**Given exercise**
Drop every picture, then transcribe the remaining data exactly.

· · · · ·

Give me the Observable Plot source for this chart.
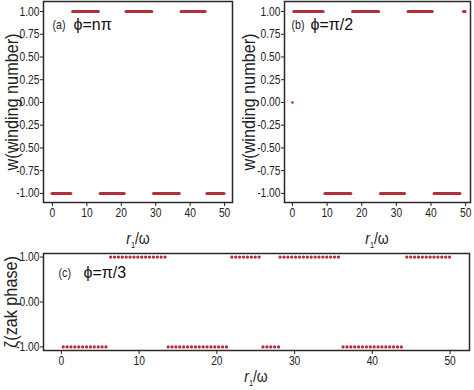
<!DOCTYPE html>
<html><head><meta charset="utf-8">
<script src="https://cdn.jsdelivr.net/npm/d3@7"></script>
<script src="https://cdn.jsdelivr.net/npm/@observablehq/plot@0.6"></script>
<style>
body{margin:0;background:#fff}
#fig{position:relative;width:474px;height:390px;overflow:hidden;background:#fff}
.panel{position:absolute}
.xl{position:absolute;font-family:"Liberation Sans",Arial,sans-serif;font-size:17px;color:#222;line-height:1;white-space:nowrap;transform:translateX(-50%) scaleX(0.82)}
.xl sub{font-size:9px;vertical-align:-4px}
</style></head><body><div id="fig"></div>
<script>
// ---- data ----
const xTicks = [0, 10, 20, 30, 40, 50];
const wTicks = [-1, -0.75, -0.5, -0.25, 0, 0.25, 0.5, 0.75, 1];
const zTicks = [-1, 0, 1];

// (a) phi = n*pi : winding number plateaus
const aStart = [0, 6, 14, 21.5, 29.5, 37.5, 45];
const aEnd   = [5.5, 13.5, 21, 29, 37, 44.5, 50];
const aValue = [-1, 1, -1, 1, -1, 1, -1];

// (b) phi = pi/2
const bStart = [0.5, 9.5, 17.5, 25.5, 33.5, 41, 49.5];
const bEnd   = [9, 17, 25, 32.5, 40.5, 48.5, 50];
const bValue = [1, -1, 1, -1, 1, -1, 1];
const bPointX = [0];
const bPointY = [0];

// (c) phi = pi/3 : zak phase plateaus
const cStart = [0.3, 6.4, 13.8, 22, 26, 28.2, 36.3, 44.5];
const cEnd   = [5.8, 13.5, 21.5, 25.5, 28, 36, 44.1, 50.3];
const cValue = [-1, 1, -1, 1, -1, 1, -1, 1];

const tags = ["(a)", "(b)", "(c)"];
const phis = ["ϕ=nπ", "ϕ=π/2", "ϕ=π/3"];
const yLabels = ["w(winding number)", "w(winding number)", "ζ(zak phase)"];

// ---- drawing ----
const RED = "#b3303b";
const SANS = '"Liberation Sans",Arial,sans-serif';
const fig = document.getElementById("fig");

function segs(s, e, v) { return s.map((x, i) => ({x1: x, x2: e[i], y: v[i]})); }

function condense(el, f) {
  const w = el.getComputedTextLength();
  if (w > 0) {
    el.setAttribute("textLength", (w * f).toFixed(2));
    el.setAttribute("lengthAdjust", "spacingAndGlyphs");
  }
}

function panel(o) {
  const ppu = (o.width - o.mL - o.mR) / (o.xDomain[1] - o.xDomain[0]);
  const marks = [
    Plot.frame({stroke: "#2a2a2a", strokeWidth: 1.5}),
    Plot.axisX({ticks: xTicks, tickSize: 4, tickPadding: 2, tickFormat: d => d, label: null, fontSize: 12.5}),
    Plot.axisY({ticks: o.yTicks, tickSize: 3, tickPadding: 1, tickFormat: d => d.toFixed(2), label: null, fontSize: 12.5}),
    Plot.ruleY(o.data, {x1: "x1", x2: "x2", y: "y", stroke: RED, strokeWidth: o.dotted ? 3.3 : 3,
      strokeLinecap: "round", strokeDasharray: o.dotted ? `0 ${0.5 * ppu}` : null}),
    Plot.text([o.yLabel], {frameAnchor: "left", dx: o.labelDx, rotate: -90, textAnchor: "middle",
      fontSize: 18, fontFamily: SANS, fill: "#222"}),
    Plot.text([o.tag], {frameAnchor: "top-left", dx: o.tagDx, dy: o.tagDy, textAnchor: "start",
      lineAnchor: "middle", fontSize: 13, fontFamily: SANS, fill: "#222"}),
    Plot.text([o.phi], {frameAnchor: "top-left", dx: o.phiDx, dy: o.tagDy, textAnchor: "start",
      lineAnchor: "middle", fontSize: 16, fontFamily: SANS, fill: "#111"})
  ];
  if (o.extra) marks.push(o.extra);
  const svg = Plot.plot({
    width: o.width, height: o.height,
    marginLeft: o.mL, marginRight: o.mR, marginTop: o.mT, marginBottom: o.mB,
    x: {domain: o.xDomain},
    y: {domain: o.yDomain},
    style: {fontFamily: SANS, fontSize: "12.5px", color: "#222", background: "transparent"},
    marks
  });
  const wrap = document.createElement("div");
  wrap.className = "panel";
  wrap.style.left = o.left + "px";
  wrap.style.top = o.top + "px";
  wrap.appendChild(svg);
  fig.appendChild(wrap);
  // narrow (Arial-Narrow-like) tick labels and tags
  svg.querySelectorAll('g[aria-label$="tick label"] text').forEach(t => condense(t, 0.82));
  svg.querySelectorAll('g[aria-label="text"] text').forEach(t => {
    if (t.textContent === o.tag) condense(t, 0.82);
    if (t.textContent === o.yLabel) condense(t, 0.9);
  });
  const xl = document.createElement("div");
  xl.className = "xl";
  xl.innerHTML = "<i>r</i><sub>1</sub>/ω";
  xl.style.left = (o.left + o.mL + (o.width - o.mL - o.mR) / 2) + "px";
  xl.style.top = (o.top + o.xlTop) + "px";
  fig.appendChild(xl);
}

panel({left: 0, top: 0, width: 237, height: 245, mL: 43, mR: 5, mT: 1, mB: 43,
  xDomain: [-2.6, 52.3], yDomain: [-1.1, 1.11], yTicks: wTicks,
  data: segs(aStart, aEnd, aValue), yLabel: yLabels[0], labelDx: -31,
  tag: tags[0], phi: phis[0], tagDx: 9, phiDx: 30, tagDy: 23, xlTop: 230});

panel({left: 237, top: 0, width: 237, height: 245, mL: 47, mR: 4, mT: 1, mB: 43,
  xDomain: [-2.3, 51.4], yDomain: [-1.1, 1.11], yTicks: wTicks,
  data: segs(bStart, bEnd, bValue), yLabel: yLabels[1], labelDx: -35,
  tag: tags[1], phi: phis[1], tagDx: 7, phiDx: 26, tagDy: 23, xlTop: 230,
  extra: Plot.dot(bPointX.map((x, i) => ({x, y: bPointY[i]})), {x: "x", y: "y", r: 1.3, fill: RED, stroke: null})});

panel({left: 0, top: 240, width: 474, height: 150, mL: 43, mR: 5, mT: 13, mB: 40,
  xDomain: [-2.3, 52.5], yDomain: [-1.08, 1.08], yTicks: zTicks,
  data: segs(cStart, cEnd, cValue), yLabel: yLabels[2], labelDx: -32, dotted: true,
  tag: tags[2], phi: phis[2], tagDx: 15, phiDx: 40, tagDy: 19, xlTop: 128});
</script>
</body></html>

· · · · ·

**Solution for this task**
Give me the Observable Plot source for this chart.
<!DOCTYPE html>
<html><head><meta charset="utf-8">
<script src="https://cdn.jsdelivr.net/npm/d3@7"></script>
<script src="https://cdn.jsdelivr.net/npm/@observablehq/plot@0.6"></script>
<style>
body{margin:0;background:#fff}
#fig{position:relative;width:474px;height:390px;overflow:hidden;background:#fff}
.panel{position:absolute}
.xl{position:absolute;font-family:"Liberation Sans",Arial,sans-serif;font-size:17px;color:#222;line-height:1;white-space:nowrap;transform:translateX(-50%) scaleX(0.82)}
.xl sub{font-size:9px;vertical-align:-4px}
</style></head><body><div id="fig"></div>
<script>
// ---- data ----
const xTicks = [0, 10, 20, 30, 40, 50];
const wTicks = [-1, -0.75, -0.5, -0.25, 0, 0.25, 0.5, 0.75, 1];
const zTicks = [-1, 0, 1];

// (a) phi = n*pi : winding number plateaus
const aStart = [0, 6, 14, 21.5, 29.5, 37.5, 45];
const aEnd   = [5.5, 13.5, 21, 29, 37, 44.5, 50];
const aValue = [-1, 1, -1, 1, -1, 1, -1];

// (b) phi = pi/2
const bStart = [0.5, 9.5, 17.5, 25.5, 33.5, 41, 49.5];
const bEnd   = [9, 17, 25, 32.5, 40.5, 48.5, 50];
const bValue = [1, -1, 1, -1, 1, -1, 1];
const bPointX = [0];
const bPointY = [0];

// (c) phi = pi/3 : zak phase plateaus
const cStart = [0.3, 6.4, 13.8, 22, 26, 28.2, 36.3, 44.5];
const cEnd   = [5.8, 13.5, 21.5, 25.5, 28, 36, 44.1, 50.3];
const cValue = [-1, 1, -1, 1, -1, 1, -1, 1];

const tags = ["(a)", "(b)", "(c)"];
const phis = ["ϕ=nπ", "ϕ=π/2", "ϕ=π/3"];
const yLabels = ["w(winding number)", "w(winding number)", "ζ(zak phase)"];

// ---- drawing ----
const RED = "#b3303b";
const SANS = '"Liberation Sans",Arial,sans-serif';
const fig = document.getElementById("fig");

function segs(s, e, v) { return s.map((x, i) => ({x1: x, x2: e[i], y: v[i]})); }

function condense(el, f) {
  const w = el.getComputedTextLength();
  if (w > 0) {
    el.setAttribute("textLength", (w * f).toFixed(2));
    el.setAttribute("lengthAdjust", "spacingAndGlyphs");
  }
}

function panel(o) {
  const ppu = (o.width - o.mL - o.mR) / (o.xDomain[1] - o.xDomain[0]);
  const marks = [
    Plot.frame({stroke: "#2a2a2a", strokeWidth: 1.5}),
    Plot.axisX({ticks: xTicks, tickSize: 4, tickPadding: 2, tickFormat: d => d, label: null, fontSize: 12.5}),
    Plot.axisY({ticks: o.yTicks, tickSize: 3, tickPadding: 1, tickFormat: d => d.toFixed(2), label: null, fontSize: 12.5}),
    Plot.ruleY(o.data, {x1: "x1", x2: "x2", y: "y", stroke: RED, strokeWidth: o.dotted ? 3.3 : 3,
      strokeLinecap: "round", strokeDasharray: o.dotted ? `0 ${0.5 * ppu}` : null}),
    Plot.text([o.yLabel], {frameAnchor: "left", dx: o.labelDx, rotate: -90, textAnchor: "middle",
      fontSize: 18, fontFamily: SANS, fill: "#222"}),
    Plot.text([o.tag], {frameAnchor: "top-left", dx: o.tagDx, dy: o.tagDy, textAnchor: "start",
      lineAnchor: "middle", fontSize: 13, fontFamily: SANS, fill: "#222"}),
    Plot.text([o.phi], {frameAnchor: "top-left", dx: o.phiDx, dy: o.tagDy, textAnchor: "start",
      lineAnchor: "middle", fontSize: 16, fontFamily: SANS, fill: "#111"})
  ];
  if (o.extra) marks.push(o.extra);
  const svg = Plot.plot({
    width: o.width, height: o.height,
    marginLeft: o.mL, marginRight: o.mR, marginTop: o.mT, marginBottom: o.mB,
    x: {domain: o.xDomain},
    y: {domain: o.yDomain},
    style: {fontFamily: SANS, fontSize: "12.5px", color: "#222", background: "transparent"},
    marks
  });
  const wrap = document.createElement("div");
  wrap.className = "panel";
  wrap.style.left = o.left + "px";
  wrap.style.top = o.top + "px";
  wrap.appendChild(svg);
  fig.appendChild(wrap);
  // narrow (Arial-Narrow-like) tick labels and tags
  svg.querySelectorAll('g[aria-label$="tick label"] text').forEach(t => condense(t, 0.82));
  svg.querySelectorAll('g[aria-label="text"] text').forEach(t => {
    if (t.textContent === o.tag) condense(t, 0.82);
    if (t.textContent === o.yLabel) condense(t, 0.9);
  });
  const xl = document.createElement("div");
  xl.className = "xl";
  xl.innerHTML = "<i>r</i><sub>1</sub>/ω";
  xl.style.left = (o.left + o.mL + (o.width - o.mL - o.mR) / 2) + "px";
  xl.style.top = (o.top + o.xlTop) + "px";
  fig.appendChild(xl);
}

panel({left: 0, top: 0, width: 237, height: 245, mL: 43, mR: 5, mT: 1, mB: 43,
  xDomain: [-2.6, 52.3], yDomain: [-1.1, 1.11], yTicks: wTicks,
  data: segs(aStart, aEnd, aValue), yLabel: yLabels[0], labelDx: -31,
  tag: tags[0], phi: phis[0], tagDx: 9, phiDx: 30, tagDy: 23, xlTop: 230});

panel({left: 237, top: 0, width: 237, height: 245, mL: 47, mR: 4, mT: 1, mB: 43,
  xDomain: [-2.3, 51.4], yDomain: [-1.1, 1.11], yTicks: wTicks,
  data: segs(bStart, bEnd, bValue), yLabel: yLabels[1], labelDx: -35,
  tag: tags[1], phi: phis[1], tagDx: 7, phiDx: 26, tagDy: 23, xlTop: 230,
  extra: Plot.dot(bPointX.map((x, i) => ({x, y: bPointY[i]})), {x: "x", y: "y", r: 1.3, fill: RED, stroke: null})});

panel({left: 0, top: 240, width: 474, height: 150, mL: 43, mR: 5, mT: 13, mB: 40,
  xDomain: [-2.3, 52.5], yDomain: [-1.08, 1.08], yTicks: zTicks,
  data: segs(cStart, cEnd, cValue), yLabel: yLabels[2], labelDx: -32, dotted: true,
  tag: tags[2], phi: phis[2], tagDx: 15, phiDx: 40, tagDy: 19, xlTop: 128});
</script>
</body></html>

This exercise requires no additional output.